The leaders of institutions often compromise the original purposes of religious, educational, business and governmental institutions, acting as if their institutions exist exclusively for themselves. The author wonders what might happen if institutions were to function more in line with their original purposes. Might we then discover greater economic security for more people, more meaningful education, and so on? "I hunger," he writes, "for spiritual food, but it is a rare experience when I receive much spiritual nourishment in the services of organized religion," which is typically too ritualistic and dogmatic to serve the real spiritual needs of individuals.

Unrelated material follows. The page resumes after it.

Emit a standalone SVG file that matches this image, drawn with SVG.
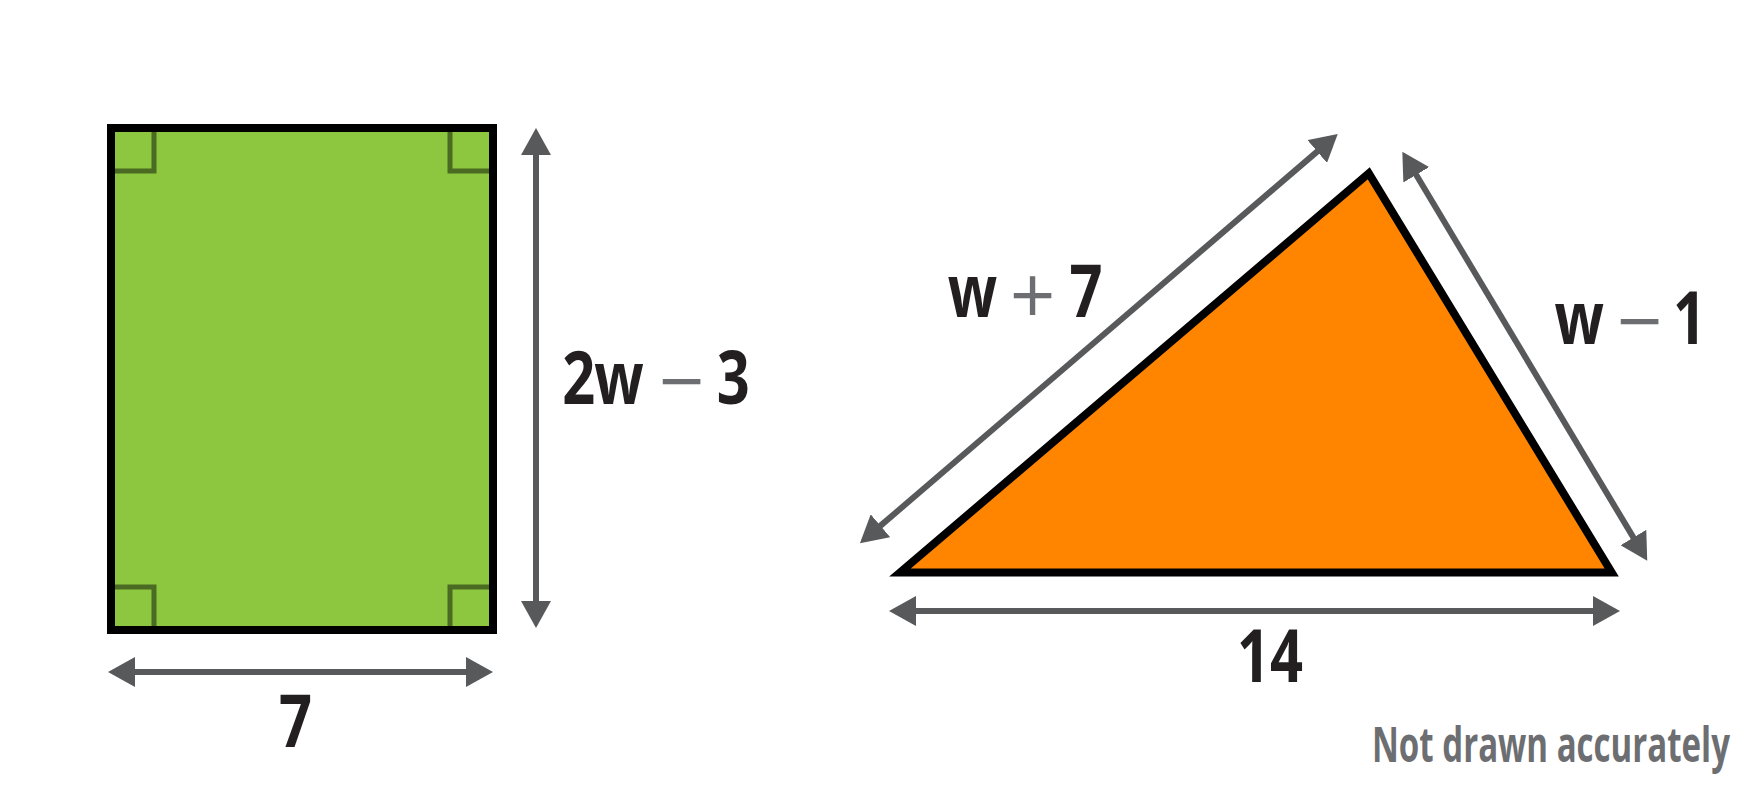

"Novelty addiction" born of boredom may be potentially dangerous. Might gang leaders, glib religious and political leaders and "obsessed messiahs" take advantage of the discontent of bored people?
To be sure, the concerns presented by the author have often been expressed by others, but his book brings the pieces together into a compelling whole. Francisco observes that the world is still full of wonder and adventure. The sacred cows must still contend with the hopes and aspirations of mind and spirit. The author has issued a profound challenge: It takes courage to confront a confusing and often frightening world. Heed his words!
A deep and honest look at self in conjuntion with the world May 22, 1999
No grazing is an intimate look at the author's life and times. He has taken the time to reflect and allows the reader the key to his innermost thoughts. It is a very honest and true book about life's choices and their effects.